● Task details: Leave the pictures out, and retype all of the material exactly as written.

● Dataset section:
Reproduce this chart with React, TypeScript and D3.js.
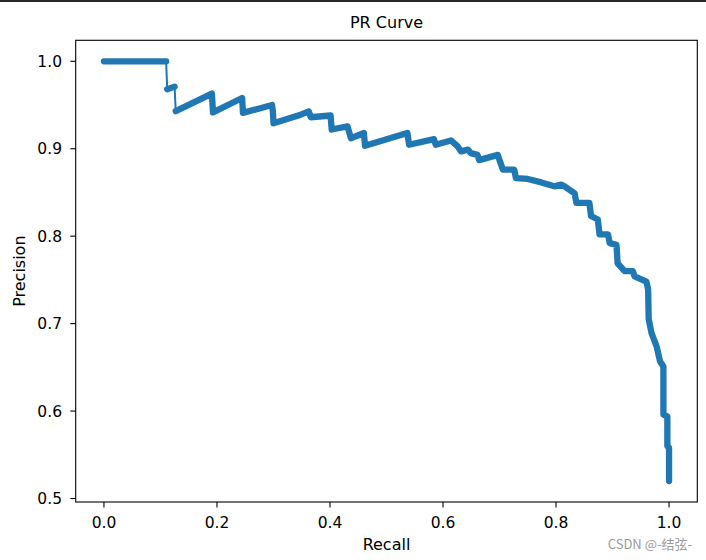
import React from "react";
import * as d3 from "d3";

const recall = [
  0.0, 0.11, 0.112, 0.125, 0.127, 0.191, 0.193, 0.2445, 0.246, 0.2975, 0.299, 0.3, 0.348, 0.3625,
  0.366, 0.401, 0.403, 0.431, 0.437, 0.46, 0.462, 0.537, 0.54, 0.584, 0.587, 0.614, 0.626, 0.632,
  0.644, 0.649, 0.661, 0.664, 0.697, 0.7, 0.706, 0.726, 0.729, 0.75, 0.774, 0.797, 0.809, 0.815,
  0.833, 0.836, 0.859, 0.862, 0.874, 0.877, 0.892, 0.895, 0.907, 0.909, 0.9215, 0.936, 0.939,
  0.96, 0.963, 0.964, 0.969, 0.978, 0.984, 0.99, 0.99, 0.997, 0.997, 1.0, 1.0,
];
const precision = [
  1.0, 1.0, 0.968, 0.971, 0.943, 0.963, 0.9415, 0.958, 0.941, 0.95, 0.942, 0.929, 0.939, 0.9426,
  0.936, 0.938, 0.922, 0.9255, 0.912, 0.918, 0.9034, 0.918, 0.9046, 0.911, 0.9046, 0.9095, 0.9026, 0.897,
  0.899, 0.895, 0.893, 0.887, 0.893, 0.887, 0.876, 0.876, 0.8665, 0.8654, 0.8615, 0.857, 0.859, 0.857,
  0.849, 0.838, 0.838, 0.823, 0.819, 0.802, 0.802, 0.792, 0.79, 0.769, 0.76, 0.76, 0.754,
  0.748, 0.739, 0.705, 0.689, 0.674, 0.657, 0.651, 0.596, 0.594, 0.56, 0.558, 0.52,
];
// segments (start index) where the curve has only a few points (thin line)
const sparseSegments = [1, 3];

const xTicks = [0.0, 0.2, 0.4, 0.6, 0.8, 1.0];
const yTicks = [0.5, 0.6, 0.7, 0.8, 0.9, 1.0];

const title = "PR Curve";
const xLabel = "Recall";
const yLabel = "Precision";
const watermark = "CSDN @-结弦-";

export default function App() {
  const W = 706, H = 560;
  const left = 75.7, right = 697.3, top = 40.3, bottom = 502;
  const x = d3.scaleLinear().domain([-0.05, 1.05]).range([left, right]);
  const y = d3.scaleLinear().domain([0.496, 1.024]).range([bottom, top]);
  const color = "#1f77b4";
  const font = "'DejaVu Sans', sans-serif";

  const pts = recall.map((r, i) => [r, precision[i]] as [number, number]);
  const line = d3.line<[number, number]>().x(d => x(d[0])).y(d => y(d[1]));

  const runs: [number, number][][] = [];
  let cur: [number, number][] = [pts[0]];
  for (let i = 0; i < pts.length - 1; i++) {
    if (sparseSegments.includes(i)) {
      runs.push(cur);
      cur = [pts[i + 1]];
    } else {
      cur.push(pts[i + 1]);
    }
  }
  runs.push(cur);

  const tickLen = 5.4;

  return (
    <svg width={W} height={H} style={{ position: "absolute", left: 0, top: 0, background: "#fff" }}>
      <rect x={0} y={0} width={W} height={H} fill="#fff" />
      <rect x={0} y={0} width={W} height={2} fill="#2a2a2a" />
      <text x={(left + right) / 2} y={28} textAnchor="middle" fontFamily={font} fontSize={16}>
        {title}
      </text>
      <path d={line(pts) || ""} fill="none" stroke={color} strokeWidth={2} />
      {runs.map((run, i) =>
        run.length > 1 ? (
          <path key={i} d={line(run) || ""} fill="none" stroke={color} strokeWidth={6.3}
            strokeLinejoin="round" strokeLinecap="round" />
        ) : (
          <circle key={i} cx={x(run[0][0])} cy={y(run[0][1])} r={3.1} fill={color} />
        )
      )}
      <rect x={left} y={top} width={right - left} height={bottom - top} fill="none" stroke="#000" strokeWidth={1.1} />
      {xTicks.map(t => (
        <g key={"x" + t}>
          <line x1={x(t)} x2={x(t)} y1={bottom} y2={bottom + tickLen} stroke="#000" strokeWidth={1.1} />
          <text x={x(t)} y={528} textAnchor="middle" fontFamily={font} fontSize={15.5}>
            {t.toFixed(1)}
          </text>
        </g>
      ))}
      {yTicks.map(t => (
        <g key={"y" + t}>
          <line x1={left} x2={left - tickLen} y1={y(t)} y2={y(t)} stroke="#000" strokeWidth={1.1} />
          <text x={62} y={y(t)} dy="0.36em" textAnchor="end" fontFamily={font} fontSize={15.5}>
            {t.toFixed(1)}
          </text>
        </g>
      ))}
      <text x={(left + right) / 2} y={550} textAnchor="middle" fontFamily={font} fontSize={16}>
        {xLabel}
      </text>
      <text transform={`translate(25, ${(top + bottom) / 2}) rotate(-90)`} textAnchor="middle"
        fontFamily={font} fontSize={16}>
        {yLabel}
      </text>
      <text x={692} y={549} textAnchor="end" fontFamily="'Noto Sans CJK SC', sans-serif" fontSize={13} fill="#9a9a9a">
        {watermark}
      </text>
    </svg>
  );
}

● Solved exercise:
Reproduce this chart with React, TypeScript and D3.js.
import React from "react";
import * as d3 from "d3";

const recall = [
  0.0, 0.11, 0.112, 0.125, 0.127, 0.191, 0.193, 0.2445, 0.246, 0.2975, 0.299, 0.3, 0.348, 0.3625,
  0.366, 0.401, 0.403, 0.431, 0.437, 0.46, 0.462, 0.537, 0.54, 0.584, 0.587, 0.614, 0.626, 0.632,
  0.644, 0.649, 0.661, 0.664, 0.697, 0.7, 0.706, 0.726, 0.729, 0.75, 0.774, 0.797, 0.809, 0.815,
  0.833, 0.836, 0.859, 0.862, 0.874, 0.877, 0.892, 0.895, 0.907, 0.909, 0.9215, 0.936, 0.939,
  0.96, 0.963, 0.964, 0.969, 0.978, 0.984, 0.99, 0.99, 0.997, 0.997, 1.0, 1.0,
];
const precision = [
  1.0, 1.0, 0.968, 0.971, 0.943, 0.963, 0.9415, 0.958, 0.941, 0.95, 0.942, 0.929, 0.939, 0.9426,
  0.936, 0.938, 0.922, 0.9255, 0.912, 0.918, 0.9034, 0.918, 0.9046, 0.911, 0.9046, 0.9095, 0.9026, 0.897,
  0.899, 0.895, 0.893, 0.887, 0.893, 0.887, 0.876, 0.876, 0.8665, 0.8654, 0.8615, 0.857, 0.859, 0.857,
  0.849, 0.838, 0.838, 0.823, 0.819, 0.802, 0.802, 0.792, 0.79, 0.769, 0.76, 0.76, 0.754,
  0.748, 0.739, 0.705, 0.689, 0.674, 0.657, 0.651, 0.596, 0.594, 0.56, 0.558, 0.52,
];
// segments (start index) where the curve has only a few points (thin line)
const sparseSegments = [1, 3];

const xTicks = [0.0, 0.2, 0.4, 0.6, 0.8, 1.0];
const yTicks = [0.5, 0.6, 0.7, 0.8, 0.9, 1.0];

const title = "PR Curve";
const xLabel = "Recall";
const yLabel = "Precision";
const watermark = "CSDN @-结弦-";

export default function App() {
  const W = 706, H = 560;
  const left = 75.7, right = 697.3, top = 40.3, bottom = 502;
  const x = d3.scaleLinear().domain([-0.05, 1.05]).range([left, right]);
  const y = d3.scaleLinear().domain([0.496, 1.024]).range([bottom, top]);
  const color = "#1f77b4";
  const font = "'DejaVu Sans', sans-serif";

  const pts = recall.map((r, i) => [r, precision[i]] as [number, number]);
  const line = d3.line<[number, number]>().x(d => x(d[0])).y(d => y(d[1]));

  const runs: [number, number][][] = [];
  let cur: [number, number][] = [pts[0]];
  for (let i = 0; i < pts.length - 1; i++) {
    if (sparseSegments.includes(i)) {
      runs.push(cur);
      cur = [pts[i + 1]];
    } else {
      cur.push(pts[i + 1]);
    }
  }
  runs.push(cur);

  const tickLen = 5.4;

  return (
    <svg width={W} height={H} style={{ position: "absolute", left: 0, top: 0, background: "#fff" }}>
      <rect x={0} y={0} width={W} height={H} fill="#fff" />
      <rect x={0} y={0} width={W} height={2} fill="#2a2a2a" />
      <text x={(left + right) / 2} y={28} textAnchor="middle" fontFamily={font} fontSize={16}>
        {title}
      </text>
      <path d={line(pts) || ""} fill="none" stroke={color} strokeWidth={2} />
      {runs.map((run, i) =>
        run.length > 1 ? (
          <path key={i} d={line(run) || ""} fill="none" stroke={color} strokeWidth={6.3}
            strokeLinejoin="round" strokeLinecap="round" />
        ) : (
          <circle key={i} cx={x(run[0][0])} cy={y(run[0][1])} r={3.1} fill={color} />
        )
      )}
      <rect x={left} y={top} width={right - left} height={bottom - top} fill="none" stroke="#000" strokeWidth={1.1} />
      {xTicks.map(t => (
        <g key={"x" + t}>
          <line x1={x(t)} x2={x(t)} y1={bottom} y2={bottom + tickLen} stroke="#000" strokeWidth={1.1} />
          <text x={x(t)} y={528} textAnchor="middle" fontFamily={font} fontSize={15.5}>
            {t.toFixed(1)}
          </text>
        </g>
      ))}
      {yTicks.map(t => (
        <g key={"y" + t}>
          <line x1={left} x2={left - tickLen} y1={y(t)} y2={y(t)} stroke="#000" strokeWidth={1.1} />
          <text x={62} y={y(t)} dy="0.36em" textAnchor="end" fontFamily={font} fontSize={15.5}>
            {t.toFixed(1)}
          </text>
        </g>
      ))}
      <text x={(left + right) / 2} y={550} textAnchor="middle" fontFamily={font} fontSize={16}>
        {xLabel}
      </text>
      <text transform={`translate(25, ${(top + bottom) / 2}) rotate(-90)`} textAnchor="middle"
        fontFamily={font} fontSize={16}>
        {yLabel}
      </text>
      <text x={692} y={549} textAnchor="end" fontFamily="'Noto Sans CJK SC', sans-serif" fontSize={13} fill="#9a9a9a">
        {watermark}
      </text>
    </svg>
  );
}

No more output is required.